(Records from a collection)
________________________________________

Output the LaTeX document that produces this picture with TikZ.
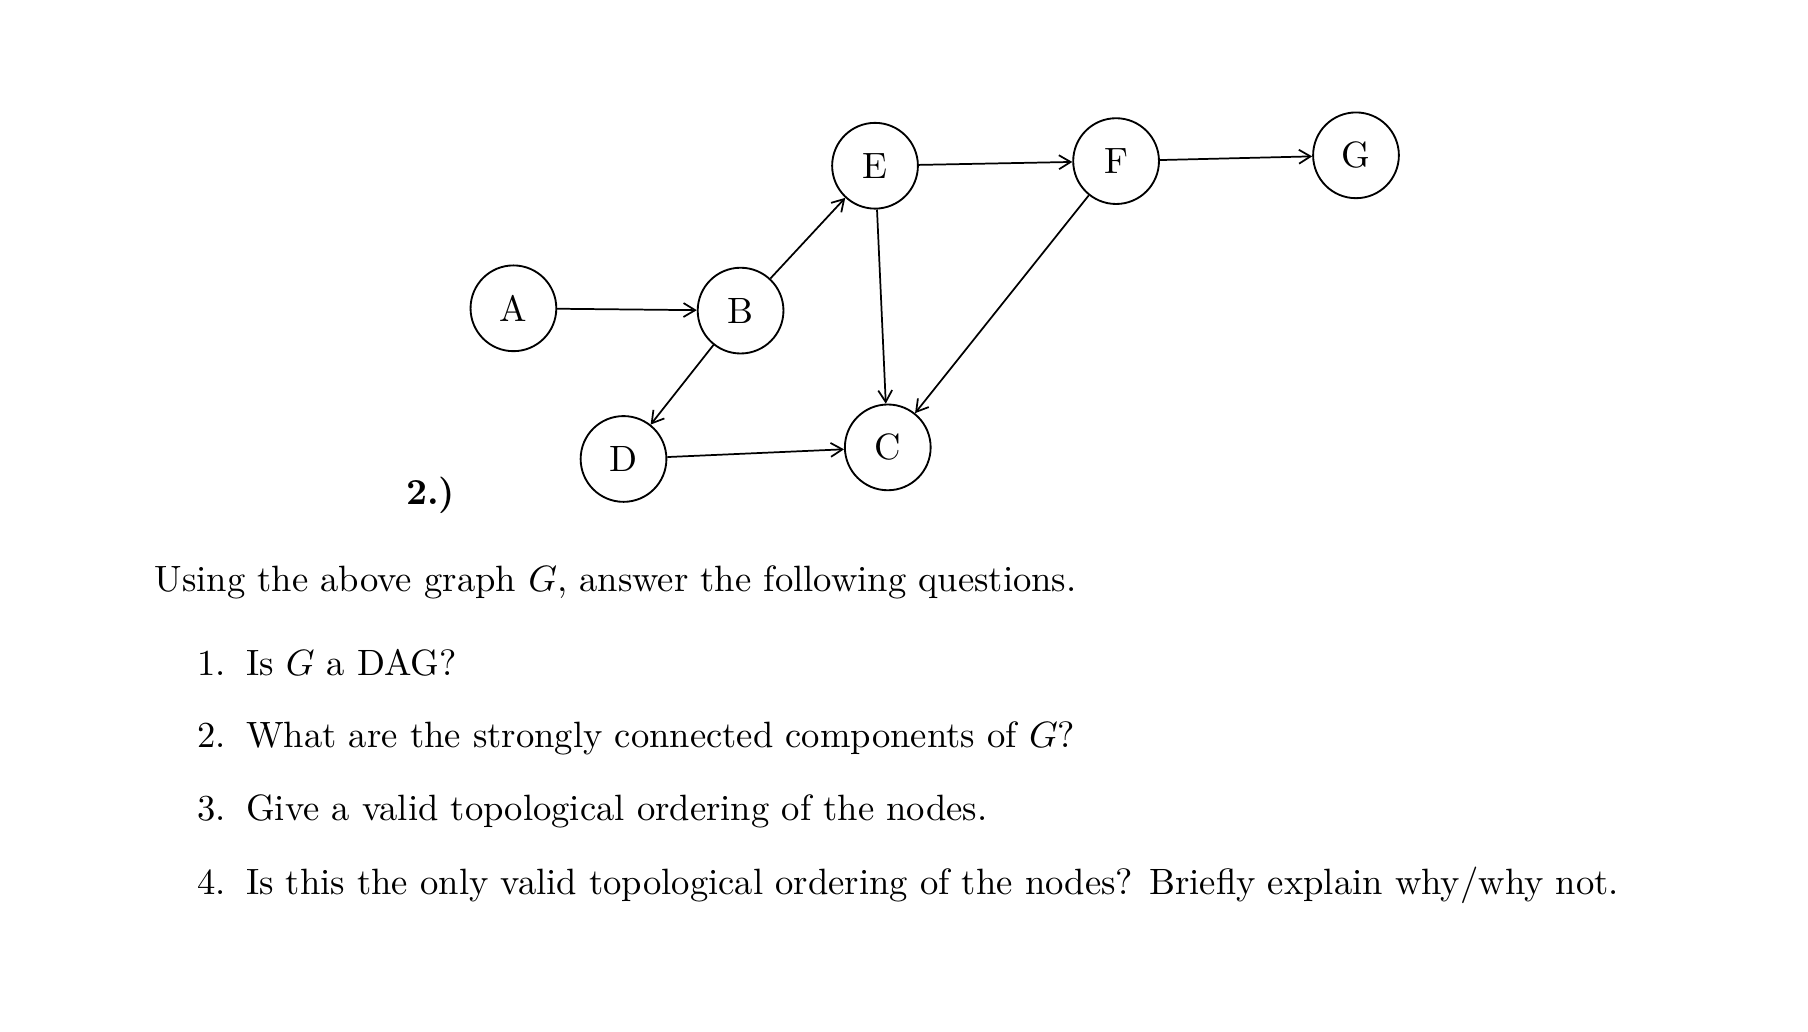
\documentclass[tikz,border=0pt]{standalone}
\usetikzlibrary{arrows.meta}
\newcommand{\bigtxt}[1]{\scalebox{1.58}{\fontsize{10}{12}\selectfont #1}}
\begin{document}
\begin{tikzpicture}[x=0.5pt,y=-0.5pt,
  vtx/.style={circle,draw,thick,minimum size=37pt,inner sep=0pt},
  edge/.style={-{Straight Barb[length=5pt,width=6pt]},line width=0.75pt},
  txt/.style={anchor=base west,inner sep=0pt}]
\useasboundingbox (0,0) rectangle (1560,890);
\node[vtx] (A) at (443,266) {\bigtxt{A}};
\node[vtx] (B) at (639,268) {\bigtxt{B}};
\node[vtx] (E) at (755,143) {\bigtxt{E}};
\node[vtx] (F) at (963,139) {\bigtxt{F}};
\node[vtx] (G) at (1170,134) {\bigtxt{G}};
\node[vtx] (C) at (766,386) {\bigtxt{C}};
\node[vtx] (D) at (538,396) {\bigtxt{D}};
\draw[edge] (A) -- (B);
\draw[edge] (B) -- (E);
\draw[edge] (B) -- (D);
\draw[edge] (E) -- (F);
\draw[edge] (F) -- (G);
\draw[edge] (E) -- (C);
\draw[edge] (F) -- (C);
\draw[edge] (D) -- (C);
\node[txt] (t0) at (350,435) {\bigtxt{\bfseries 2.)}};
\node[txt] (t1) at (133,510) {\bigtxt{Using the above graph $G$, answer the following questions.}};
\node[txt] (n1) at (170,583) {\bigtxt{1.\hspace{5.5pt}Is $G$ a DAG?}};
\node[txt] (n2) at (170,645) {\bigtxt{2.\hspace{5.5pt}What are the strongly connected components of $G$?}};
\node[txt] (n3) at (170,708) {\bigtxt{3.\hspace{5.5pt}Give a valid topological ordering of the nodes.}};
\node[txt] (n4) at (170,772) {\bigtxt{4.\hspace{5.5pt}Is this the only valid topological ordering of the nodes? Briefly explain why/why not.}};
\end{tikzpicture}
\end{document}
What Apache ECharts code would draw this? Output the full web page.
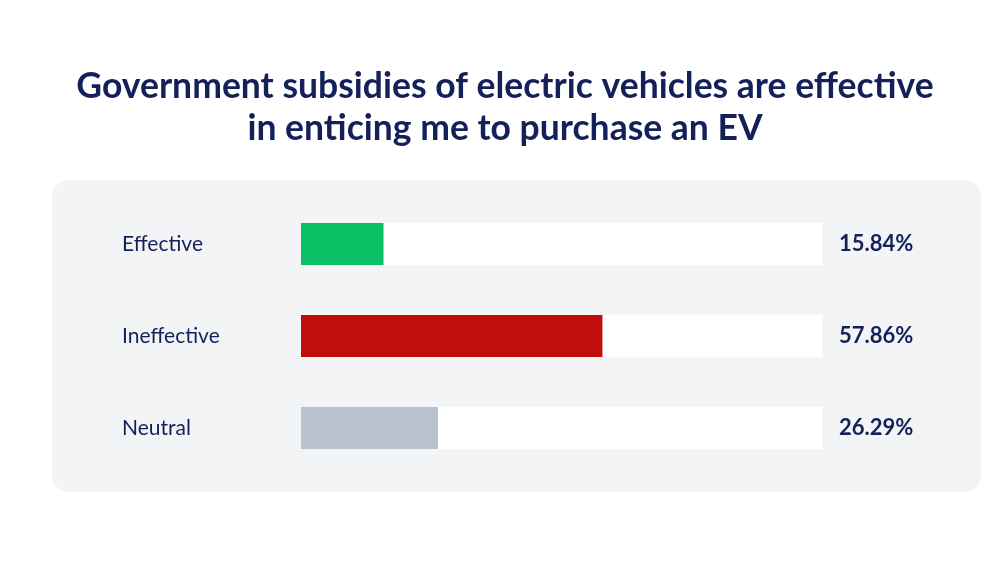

________________________________________

Given request ::
Transcribe the records above verbatim. Do not carry over any picture.

Written answer ::
Output the LaTeX document that produces this picture with TikZ.
\documentclass[tikz,border=0pt]{standalone}
\usetikzlibrary{arrows.meta}
\newcommand{\bigtxt}[1]{\scalebox{1.58}{\fontsize{10}{12}\selectfont #1}}
\begin{document}
\begin{tikzpicture}[x=0.5pt,y=-0.5pt,
  vtx/.style={circle,draw,thick,minimum size=37pt,inner sep=0pt},
  edge/.style={-{Straight Barb[length=5pt,width=6pt]},line width=0.75pt},
  txt/.style={anchor=base west,inner sep=0pt}]
\useasboundingbox (0,0) rectangle (1560,890);
\node[vtx] (A) at (443,266) {\bigtxt{A}};
\node[vtx] (B) at (639,268) {\bigtxt{B}};
\node[vtx] (E) at (755,143) {\bigtxt{E}};
\node[vtx] (F) at (963,139) {\bigtxt{F}};
\node[vtx] (G) at (1170,134) {\bigtxt{G}};
\node[vtx] (C) at (766,386) {\bigtxt{C}};
\node[vtx] (D) at (538,396) {\bigtxt{D}};
\draw[edge] (A) -- (B);
\draw[edge] (B) -- (E);
\draw[edge] (B) -- (D);
\draw[edge] (E) -- (F);
\draw[edge] (F) -- (G);
\draw[edge] (E) -- (C);
\draw[edge] (F) -- (C);
\draw[edge] (D) -- (C);
\node[txt] (t0) at (350,435) {\bigtxt{\bfseries 2.)}};
\node[txt] (t1) at (133,510) {\bigtxt{Using the above graph $G$, answer the following questions.}};
\node[txt] (n1) at (170,583) {\bigtxt{1.\hspace{5.5pt}Is $G$ a DAG?}};
\node[txt] (n2) at (170,645) {\bigtxt{2.\hspace{5.5pt}What are the strongly connected components of $G$?}};
\node[txt] (n3) at (170,708) {\bigtxt{3.\hspace{5.5pt}Give a valid topological ordering of the nodes.}};
\node[txt] (n4) at (170,772) {\bigtxt{4.\hspace{5.5pt}Is this the only valid topological ordering of the nodes? Briefly explain why/why not.}};
\end{tikzpicture}
\end{document}
What Apache ECharts code would draw this? Output the full web page.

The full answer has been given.